Over on Positive Liberty, Jason Kuznicki raises some interesting concerns about the theory of constitutional legitimacy I develop in Restoring the Lost Constitution. I thought I would offer some clarifications of my approach which might address some of the issues he raises.
(1) The concept of “legitimacy” I am considering concerns whether laws that are imposed on the people create a prima facie (i.e. rebuttable) duty of obedience because they are laws, or (another formulation) are presumptively binding on conscience.
(2) The concept I am considering is objective, not subjective. By this I mean that I am not discussing the perception that there is a prima facie duty to obey the law, but whether any such perception is valid or justified.
(3) One route to legitimacy is the consent of the governed, but in the absence of the sort of unanimous consent enjoyed by such institutions as schools, churches and other voluntary associations, the consent of some can never explain how nonconsenting persons come to be bound in conscience. This is the challenge to constitutional legitimacy made famous by Lysander Spooner in his No Treason: The Constitution of No Authority. If it counterintuitive to you, then I urge you to read Chapter 1 of Restoring the Lost Constitution where I explain this challenge in detail. (Don’t write to me about this particular issue unless you are contesting the analysis I present in this chapter, rather than merely this brief summary paragraph.)

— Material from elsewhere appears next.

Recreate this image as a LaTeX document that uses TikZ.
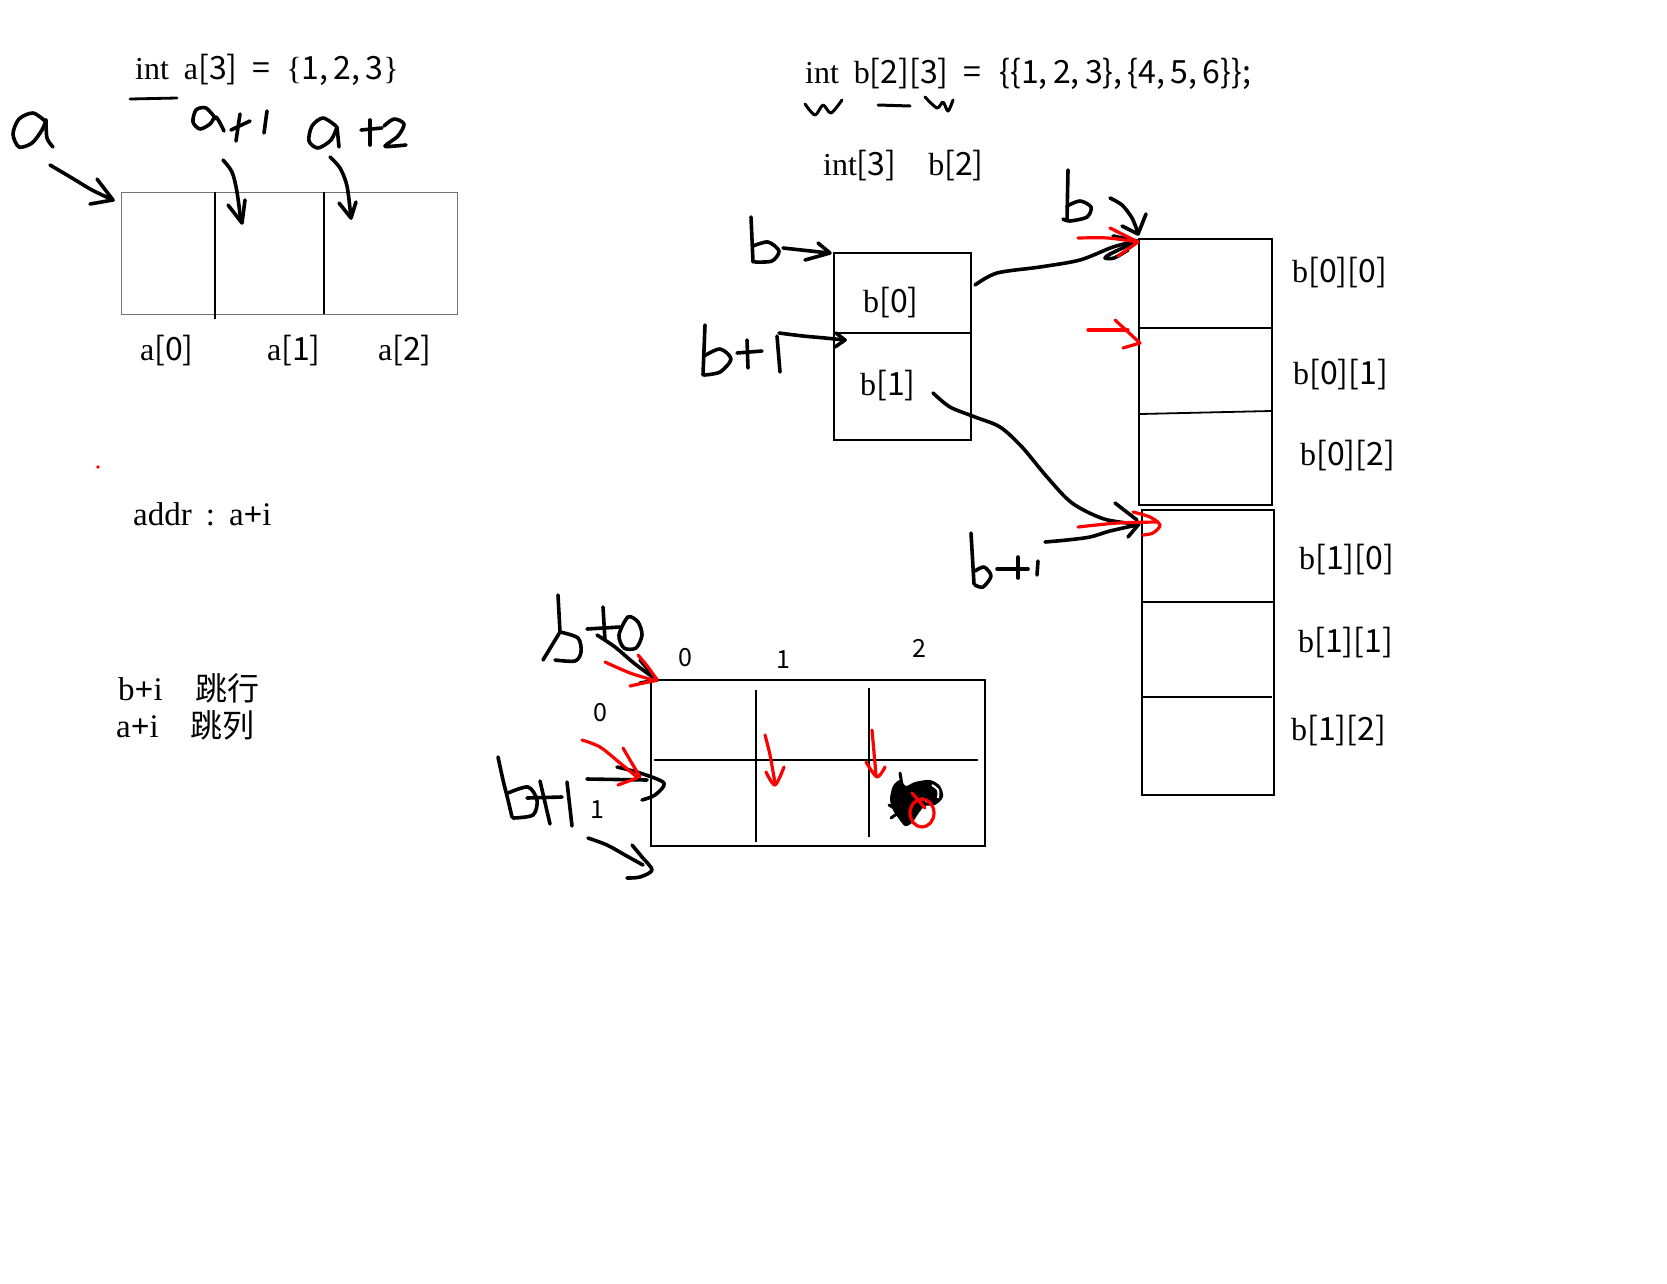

(4) In Chapter 2 of Restoring the Lost Constitution, I try to meet Spooner’s challenge by positing an alternative route to legitimacy. (a) No one can complain about the imposition of a law if it does not violate his natural (prepolitical) rights; (b) because one has a duty to respect the rights of others, one also has a duty to obey a law that is necessary to defining and protecting the rights of others. A coercive command that meets these two requirements is “just” and binding in conscience. Therefore (c) a law is legitimate (in the sense defined above) if it is produced and enforced by procedures that make it more likely than not that it (a) respects the rights of the persons on whom it is being imposed and (b) is needed to protect the rights of others. In this sense “constitutional legitimacy” is procedural in nature, though the procedures must be assessed with a background theory of substantive rights in mind.

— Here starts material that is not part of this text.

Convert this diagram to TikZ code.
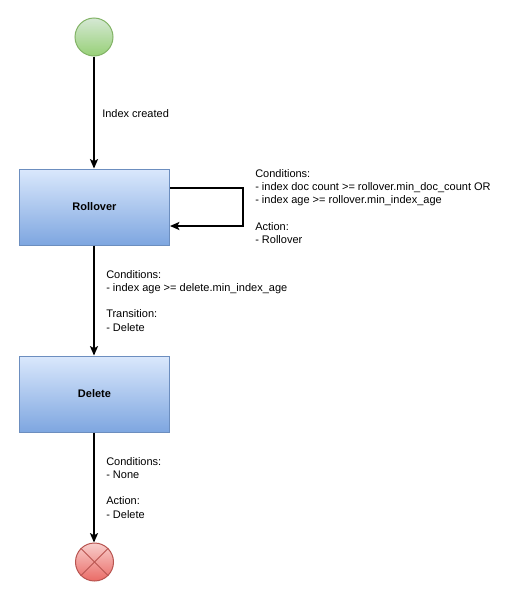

(5) By this account (and here I am addressing Jason’s concerns), legitimacy does not depend on people’s perception of their rights, which people may disagree about. Agreement on rights is not necessary for legitimacy. Legitimacy (in the objective sense) is a means of analyzing particular legal systems. Each of us may disagree on this assessment, of course, but we then must debate the claims underlying our different assessments. As with any other moral disagreement, the existence of disagreement itself does not imply that neither of us is correct, or that there is no right answer. That would be a position of moral skepticism that, while a serious argument, would need to be addressed in other ways. So while different opinions about rights will surely exist, legitimacy (like rights claims themselves) will depend on who is correct in their opinion about rights and also about whether adequate procedures exist to protect them. The existence of disagreement itself, however, does not prove that no one is correct.
(6) Legitimacy is a matter of degree. Given that is it based on the likelihood that a law is just (in the sense defined above) this likelihood can vary greatly depending on the procedures in place, from no likelihood, to barely more likely than not, to strongly likely. This is in sharp contrast to consent theories of legitimacy which yield all-or-nothing conclusions.
(7) Laws can be legitimate for some and not for others. Unlike consent theories, by this approach a law could be legitimate for one person or group while illegitimate for others. The original Constitution provides an example of this. Laws enacted pursuant to its procedures could have been legitimate for white males (perhaps only white property-holding males) while completely illegitimate for slave. Woman and nonvoting men might be somewhere in between. The absence of the vote does not go to lack of consent, but lack of assurances that the laws imposed upon the unrepresented group does not respect their rights because they were not able to protect themselves effectively in the political process. If for example, the procedures that were good enough to protect male voters was equally applied to nonvoting males, but not to women, then these laws could be legitimate for all males, though not for women. In addition, some of the laws enforced by a legal system could be legitimate and others of the procedures in place clearly permit certain types of unjust laws, while protecting against others. In practice, then, assessing the legitimacy of a real-world nonconsentual legal system will be pretty messy.
(8) A further advantage of this approach is that, assuming that a procedure has been devised that imparts legitimate laws on one group, legitimacy for others can be obtained by extending the same protections equally to other groups as well, whether or not these groups participated in the original framing of these procedures.
There is much more that can be said about this approach to legitimacy, and I say more about it in my book where I consider, for example, the objection that this form of legitimacy is far too narrow or confining. Part of my response is that unanimous consent governing institutions like schools, churches and other voluntary associations can impose many more restrictions on their consenting members than can a government legal system that seeks to impose laws on nonconsenting persons.
But this post is already much longer than I intended. It provides a perfect example of what my old friend, George Smith, used to call “creative evasion”: what we can accomplish when avoiding some task we would rather not do—like grading exams.